What is wrong with Noah? He's as bad as God at casting Curses! He's mad at Ham so he curses Ham's son, Canaan! What did Canaan do wrong? I bet Canaan hated his grandfather.

Noah curses Canaan to be a servant of servants. What kind of servant has his own servants?

Noah curses Canaan to serve his brethren. But brethren means brother, doesn't it? So Ham makes Noah mad. And Noah curses Ham's child, Canaan. But Ham's other children (if he ever has any, which he would need to have for Noah's Curse to make any sense) are now blessed with a servant's servant? Or was Noah being fast and loose with his meaning of the word brethren? Or is my dictionary incorrect?

Are Shem and Japheth the two most wussiest, kiss-buttiest characters in The Bible so far? Worse than Abel?

Does God end up living in the tents of Shem? Or does Japheth? The Bible isn't too clear with its pronouns. If it's Japheth, why does Shem get blessed the most out of everyone? What is Noah's problem with Japheth?

Do you think God could have found a better perfect man than Noah? I mean, seriously? A drunk bastard who curses his grandchild because his son accidentally saw him naked? Now maybe I'm being unclear with my pronouns!

Did you like how this Chapter ended? Me too! Stupid dead Noah!

 

FAITH vs SCIENCE
Curses!

Faith
The Bible spends a lot of time cursing people (and we're only eight pages in!). These curses are always applied to the wrong person and last for generations and generations. No warning is ever given to the person who is cursed (well, maybe one warning was given! But to the wrong person!). No laws or rules are ever broken either (except that fruit one although it's never clear if Eve is told the rule too!). So the person who is cursed does something that nobody told him he shouldn't do and then his kids and grandkids get screwed.
Science
Science says curses are a bunch of mumbo-jumbo hoodoo. But those are the scientists that haven't accidentally been cursed by someone! The ones that have been cursed are dead and can't say Curses are stupid, like that guy who found the rich mummy and that other guy who made the Voodoo Witch Doctor really mad. I think they made a Sixties Pop Song about that guy.
The Winner: NEITHER!
Faith might have won if the curses were ever directed at the proper person and for a proper reason. And science could have won except that stupid Witch Doctor song is now stuck in my head. Stupid walla wall bing bang!

 

HISTORICAL FACTS

Seeing your father naked is always a traumatic event except it doesn't usually extend to your child and his eventual profession.

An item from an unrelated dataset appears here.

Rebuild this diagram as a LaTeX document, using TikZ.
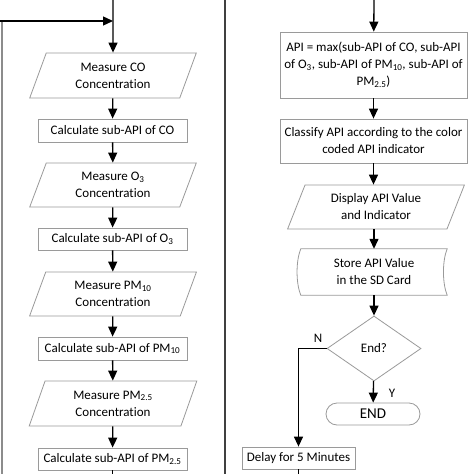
\documentclass[tikz,border=0pt]{standalone}
\usepackage{fontspec}
\setmainfont{Carlito}[Ligatures=NoCommon]
\usetikzlibrary{arrows.meta,shapes.geometric}
\definecolor{boxgray}{HTML}{9A9A9A}
\definecolor{loopgray}{HTML}{8C8C8C}
\definecolor{divgray}{HTML}{404040}
\begin{document}
\begin{tikzpicture}[x=1pt,y=-1pt,
  every node/.style={font=\fontsize{13}{17}\selectfont, inner sep=0pt, align=center},
  procbox/.style={draw=boxgray, line width=0.8pt, rectangle},
  iobox/.style={draw=boxgray, line width=0.8pt, trapezium, trapezium left angle=70,
    trapezium right angle=110, trapezium stretches=true},
  termbox/.style={draw=boxgray, line width=0.8pt, rectangle, rounded corners=11pt},
  decbox/.style={draw=boxgray, line width=0.8pt, diamond},
  flow/.style={line width=1.3pt, -{Triangle[length=10pt,width=9pt]}},
  plain/.style={line width=1.3pt},
  lbl/.style={font=\fontsize{13}{15}\selectfont}]
\useasboundingbox (0,0) rectangle (474,474);
\fill[white] (0,0) rectangle (474,474);

% left column
\node[iobox, minimum width=168pt, minimum height=45pt] (mco) at (113,75.5) {Measure CO\\Concentration};
\node[procbox, minimum width=149pt, minimum height=23pt] (cco) at (112.5,130.5) {Calculate sub-API of CO};
\node[iobox, minimum width=168pt, minimum height=44pt] (mo3) at (113,185) {Measure O\textsubscript{3}\\Concentration};
\node[procbox, minimum width=149pt, minimum height=22pt] (co3) at (112.5,239) {Calculate sub-API of O\textsubscript{3}};
\node[iobox, minimum width=168pt, minimum height=44pt] (mpm10) at (113,294) {Measure PM\textsubscript{10}\\Concentration};
\node[procbox, minimum width=149pt, minimum height=23pt] (cpm10) at (112.5,348.5) {Calculate sub-API of PM\textsubscript{10}};
\node[iobox, minimum width=168pt, minimum height=45pt] (mpm25) at (113,403.5) {Measure PM\textsubscript{2.5}\\Concentration};
\node[procbox, minimum width=149pt, minimum height=22pt] (cpm25) at (112.5,459) {Calculate sub-API of PM\textsubscript{2.5}};

\coordinate (ltop) at (113,0);
\coordinate (lj) at (113,21);
\coordinate (lloop) at (0,21);
\coordinate (lgt) at (2,21);
\coordinate (lgb) at (2,474);
\coordinate (lbot) at (112.5,474);

\draw[loopgray, line width=2.5pt] (lgt) -- (lgb);
\draw[flow] (lloop) -- (lj);
\draw[flow] (ltop) -- (mco);
\draw[flow] (mco) -- (cco);
\draw[flow] (cco) -- (mo3);
\draw[flow] (mo3) -- (co3);
\draw[flow] (co3) -- (mpm10);
\draw[flow] (mpm10) -- (cpm10);
\draw[flow] (cpm10) -- (mpm25);
\draw[flow] (mpm25) -- (cpm25);
\draw[plain] (cpm25) -- (lbot);

% divider
\coordinate (dt) at (225,0);
\coordinate (db) at (225,474);
\draw[divgray, line width=1.2pt] (dt) -- (db);

% right column
\node[procbox, minimum width=187pt, minimum height=66pt] (api) at (373.5,65)
  {API = max(sub-API of CO, sub-API\\of O\textsubscript{3}, sub-API of PM\textsubscript{10}, sub-API of\\PM\textsubscript{2.5})};
\node[procbox, minimum width=187pt, minimum height=44pt] (cls) at (373.5,141)
  {Classify API according to the color\\coded API indicator};
\node[iobox, trapezium left angle=67, trapezium right angle=113, minimum width=177pt, minimum height=44pt] (disp) at (376,207)
  {Display API Value\\and Indicator};
\node[minimum width=146pt, minimum height=46pt] (store) at (374,272) {Store API Value\\in the SD Card};
\draw[boxgray, line width=0.8pt]
  (store.north west) .. controls +(-5,12) and +(-5,-12) .. (store.south west)
  -- (store.south east) .. controls +(-5,-12) and +(-5,12) .. (store.north east) -- cycle;
\node[decbox, minimum width=94pt, minimum height=65pt] (dec) at (374,348.5) {End?};
\node[termbox, minimum width=94pt, minimum height=22pt, font=\fontsize{15}{17}\selectfont] (endn) at (373,414) {END};
\node[procbox, minimum width=113pt, minimum height=22pt] (delay) at (298.5,458) {Delay for 5 Minutes};
\node[lbl] (ylab) at (392,393) {Y};
\node[lbl] (nlab) at (318,338) {N};

\coordinate (rtop) at (374,0);
\coordinate (rbot) at (298.5,474);
\draw[flow] (rtop) -- (api);
\draw[flow] (api) -- (cls);
\draw[flow] (cls) -- (cls.south |- disp.north);
\draw[flow] (store.north |- disp.south) -- (store);
\draw[flow] (store) -- (dec);
\draw[flow] (dec) -- (endn);
\draw[flow] (dec.west) -| (delay.north);
\draw[plain] (delay) -- (rbot);
\end{tikzpicture}
\end{document}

Witch Doctors hate chipmunks.

I've written 30 pages of Bible Commentary from just 8 pages of The Bible. At this rate, I'll end up writing something like fifteen thousand pages. Other people have also written over fifteen thousands of pages of Bible Commentary. About 99% of all of this writing is assumptions and guess work.

Pickle Boy's favorite moment in The Bible is when Ham sees Noah's penis.

 

ESSAY ASSIGNMENT.
Choose one.

A. Write a short story about Noah as he drank the night away. How did he end up pantsless? Why would he be angry at Ham?
B. Compose a letter to Noah from Canaan.
C. Detail a typical sit-down dinner between Noah and his three sons. Don't worry about Noah's wife since she hasn't been mentioned ever. Except maybe in the cruise passenger manifesto. Be sure to show (don't tell!) Noah's love for his sons in the proper amount as described in The Bible.

 

DRAWING TIME!

Create a name and label for one of Noah's wines!

 

WHAT DID CHRISTIAN LITERALISTS LEARN?

It is wrong to reveal the size of your father's penis if you accidentally see it.